Collected data
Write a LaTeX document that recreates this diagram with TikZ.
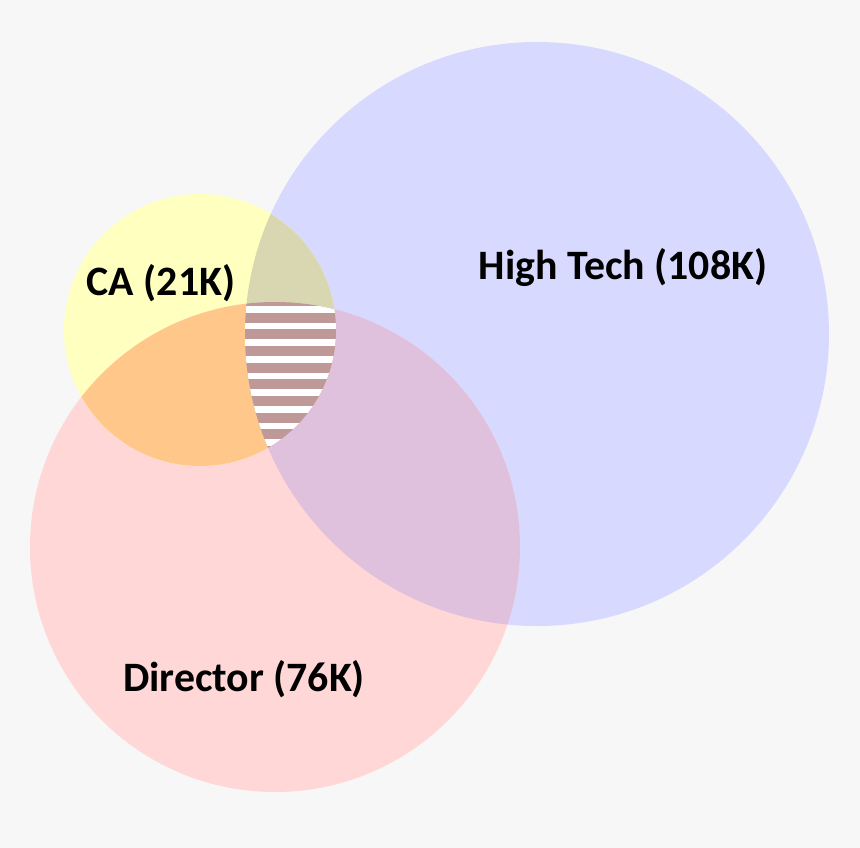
\documentclass[tikz,border=0pt]{standalone}
\usepackage{fontspec}
\setmainfont{Carlito}
\usepackage{tikz}
\definecolor{vennbg}{HTML}{F7F7F7}
\definecolor{vennyellow}{HTML}{FFFFC0}
\definecolor{vennblue}{HTML}{D7D9FF}
\definecolor{vennpink}{HTML}{FFD7D7}
\definecolor{vennorange}{HTML}{FFC78A}
\definecolor{vennolive}{HTML}{D9D7B1}
\definecolor{vennmauve}{HTML}{DFC0DD}
\definecolor{vennbrown}{HTML}{BF9898}

\tikzset{
  setlabel/.style={font=\bfseries\fontsize{11.9}{14}\selectfont,anchor=base,inner sep=0pt}
}

\begin{document}
\begin{tikzpicture}[x=0.01cm,y=-0.01cm]
    \fill[vennbg] (0,0) rectangle (860,848);
    \useasboundingbox (0,0) rectangle (860,848);
    % the three sets
    \def\ca{(200,330) circle (136)}
    \def\tech{(537,334) circle (292)}
    \def\dir{(275,547) circle (245)}
    \fill[vennblue] \tech;
    \fill[vennpink] \dir;
    \fill[vennyellow] \ca;
    % pairwise overlaps
    \begin{scope}
      \clip \dir;
      \fill[vennmauve] \tech;
    \end{scope}
    \begin{scope}
      \clip \ca;
      \fill[vennorange] \dir;
      \fill[vennolive] \tech;
    \end{scope}
    % all three, striped
    \begin{scope}
      \clip \ca;
      \clip \tech;
      \clip \dir;
      \fill[vennbrown] (200,290) rectangle (350,470);
      \foreach \k in {0,...,9}
        \fill[white] (200,306+16.67*\k) rectangle (350,312.7+16.67*\k);
    \end{scope}
    \node[setlabel] (calabel) at (161,295) {CA (21K)};
    \node[setlabel] (techlabel) at (623,279) {High Tech (108K)};
    \node[setlabel] (dirlabel) at (244,691) {Director (76K)};
  \end{tikzpicture}
\end{document}
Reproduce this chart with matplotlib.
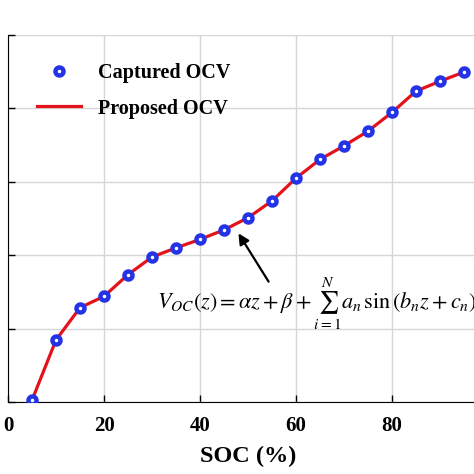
import matplotlib.pyplot as plt
import numpy as np

plt.rcParams['font.family'] = ['Liberation Serif', 'DejaVu Serif']
plt.rcParams['mathtext.fontset'] = 'stix'

# SOC (%) and captured OCV (V)
soc = [5, 10, 15, 20, 25, 30, 35, 40, 45, 50, 55, 60, 65, 70, 75, 80, 85, 90, 95]
ocv = [3.205, 3.369, 3.457, 3.488, 3.547, 3.595, 3.620, 3.643, 3.669, 3.702,
       3.748, 3.810, 3.861, 3.898, 3.938, 3.989, 4.047, 4.074, 4.099]

xticks = [0, 20, 40, 60, 80, 100]
yticks = [3.2, 3.4, 3.6, 3.8, 4.0, 4.2]

fig = plt.figure(figsize=(4.74, 4.74), dpi=100)
W = 474.0
ax = fig.add_axes([8 / W, 72 / W, 480 / W, 367 / W])

ax.plot(soc, ocv, 'o', color='#2433e6', markerfacecolor='white',
        markeredgewidth=3.2, markersize=5.8, label='Captured OCV', zorder=3)
ax.plot(soc, ocv, '-', color='#e3121b', linewidth=2.3, label='Proposed OCV', zorder=2)

ax.set_xlim(0, 100)
ax.set_ylim(3.2, 4.2)
ax.set_xticks(xticks)
ax.set_yticks(yticks)
ax.set_xticklabels([str(t) for t in xticks], fontsize=15, fontweight='bold')
ax.set_yticklabels([])  # labels lie outside the cropped picture
ax.tick_params(direction='in', length=5, width=1)
ax.tick_params(axis='x', pad=10)
ax.grid(True, color='#d6d6d6', linewidth=1)
ax.set_axisbelow(True)
for s in ['top', 'right']:
    ax.spines[s].set_visible(False)
ax.set_xlabel('SOC (%)', fontsize=17.5, fontweight='bold', labelpad=7)

leg = ax.legend(loc='upper left', bbox_to_anchor=(0.0605, 0.9225), frameon=False,
                prop={'size': 14.5, 'weight': 'bold'}, handlelength=2.2,
                handletextpad=0.85, labelspacing=0.75, borderpad=0, borderaxespad=0)

ax.text(31.0, 3.4534,
        r'$V_{OC}\left(z\right)=\alpha z+\beta+\sum_{i=1}^{N}a_n\,\sin\left(b_n z+c_n\right)$',
        fontsize=16, va='baseline', ha='left')
ax.annotate('', xy=(47.7, 3.666), xytext=(54.6, 3.5215),
            arrowprops=dict(arrowstyle='-|>', color='black', lw=1.6,
                            mutation_scale=16))

fig.savefig('out.png', dpi=100)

WHAT IS EXPECTED: Omit every picture, and otherwise quote the entries exactly.

FULL ANSWER:
Write a LaTeX document that recreates this diagram with TikZ.
\documentclass[tikz,border=0pt]{standalone}
\usepackage{fontspec}
\setmainfont{Carlito}
\usepackage{tikz}
\definecolor{vennbg}{HTML}{F7F7F7}
\definecolor{vennyellow}{HTML}{FFFFC0}
\definecolor{vennblue}{HTML}{D7D9FF}
\definecolor{vennpink}{HTML}{FFD7D7}
\definecolor{vennorange}{HTML}{FFC78A}
\definecolor{vennolive}{HTML}{D9D7B1}
\definecolor{vennmauve}{HTML}{DFC0DD}
\definecolor{vennbrown}{HTML}{BF9898}

\tikzset{
  setlabel/.style={font=\bfseries\fontsize{11.9}{14}\selectfont,anchor=base,inner sep=0pt}
}

\begin{document}
\begin{tikzpicture}[x=0.01cm,y=-0.01cm]
    \fill[vennbg] (0,0) rectangle (860,848);
    \useasboundingbox (0,0) rectangle (860,848);
    % the three sets
    \def\ca{(200,330) circle (136)}
    \def\tech{(537,334) circle (292)}
    \def\dir{(275,547) circle (245)}
    \fill[vennblue] \tech;
    \fill[vennpink] \dir;
    \fill[vennyellow] \ca;
    % pairwise overlaps
    \begin{scope}
      \clip \dir;
      \fill[vennmauve] \tech;
    \end{scope}
    \begin{scope}
      \clip \ca;
      \fill[vennorange] \dir;
      \fill[vennolive] \tech;
    \end{scope}
    % all three, striped
    \begin{scope}
      \clip \ca;
      \clip \tech;
      \clip \dir;
      \fill[vennbrown] (200,290) rectangle (350,470);
      \foreach \k in {0,...,9}
        \fill[white] (200,306+16.67*\k) rectangle (350,312.7+16.67*\k);
    \end{scope}
    \node[setlabel] (calabel) at (161,295) {CA (21K)};
    \node[setlabel] (techlabel) at (623,279) {High Tech (108K)};
    \node[setlabel] (dirlabel) at (244,691) {Director (76K)};
  \end{tikzpicture}
\end{document}
Reproduce this chart with matplotlib.
import matplotlib.pyplot as plt
import numpy as np

plt.rcParams['font.family'] = ['Liberation Serif', 'DejaVu Serif']
plt.rcParams['mathtext.fontset'] = 'stix'

# SOC (%) and captured OCV (V)
soc = [5, 10, 15, 20, 25, 30, 35, 40, 45, 50, 55, 60, 65, 70, 75, 80, 85, 90, 95]
ocv = [3.205, 3.369, 3.457, 3.488, 3.547, 3.595, 3.620, 3.643, 3.669, 3.702,
       3.748, 3.810, 3.861, 3.898, 3.938, 3.989, 4.047, 4.074, 4.099]

xticks = [0, 20, 40, 60, 80, 100]
yticks = [3.2, 3.4, 3.6, 3.8, 4.0, 4.2]

fig = plt.figure(figsize=(4.74, 4.74), dpi=100)
W = 474.0
ax = fig.add_axes([8 / W, 72 / W, 480 / W, 367 / W])

ax.plot(soc, ocv, 'o', color='#2433e6', markerfacecolor='white',
        markeredgewidth=3.2, markersize=5.8, label='Captured OCV', zorder=3)
ax.plot(soc, ocv, '-', color='#e3121b', linewidth=2.3, label='Proposed OCV', zorder=2)

ax.set_xlim(0, 100)
ax.set_ylim(3.2, 4.2)
ax.set_xticks(xticks)
ax.set_yticks(yticks)
ax.set_xticklabels([str(t) for t in xticks], fontsize=15, fontweight='bold')
ax.set_yticklabels([])  # labels lie outside the cropped picture
ax.tick_params(direction='in', length=5, width=1)
ax.tick_params(axis='x', pad=10)
ax.grid(True, color='#d6d6d6', linewidth=1)
ax.set_axisbelow(True)
for s in ['top', 'right']:
    ax.spines[s].set_visible(False)
ax.set_xlabel('SOC (%)', fontsize=17.5, fontweight='bold', labelpad=7)

leg = ax.legend(loc='upper left', bbox_to_anchor=(0.0605, 0.9225), frameon=False,
                prop={'size': 14.5, 'weight': 'bold'}, handlelength=2.2,
                handletextpad=0.85, labelspacing=0.75, borderpad=0, borderaxespad=0)

ax.text(31.0, 3.4534,
        r'$V_{OC}\left(z\right)=\alpha z+\beta+\sum_{i=1}^{N}a_n\,\sin\left(b_n z+c_n\right)$',
        fontsize=16, va='baseline', ha='left')
ax.annotate('', xy=(47.7, 3.666), xytext=(54.6, 3.5215),
            arrowprops=dict(arrowstyle='-|>', color='black', lw=1.6,
                            mutation_scale=16))

fig.savefig('out.png', dpi=100)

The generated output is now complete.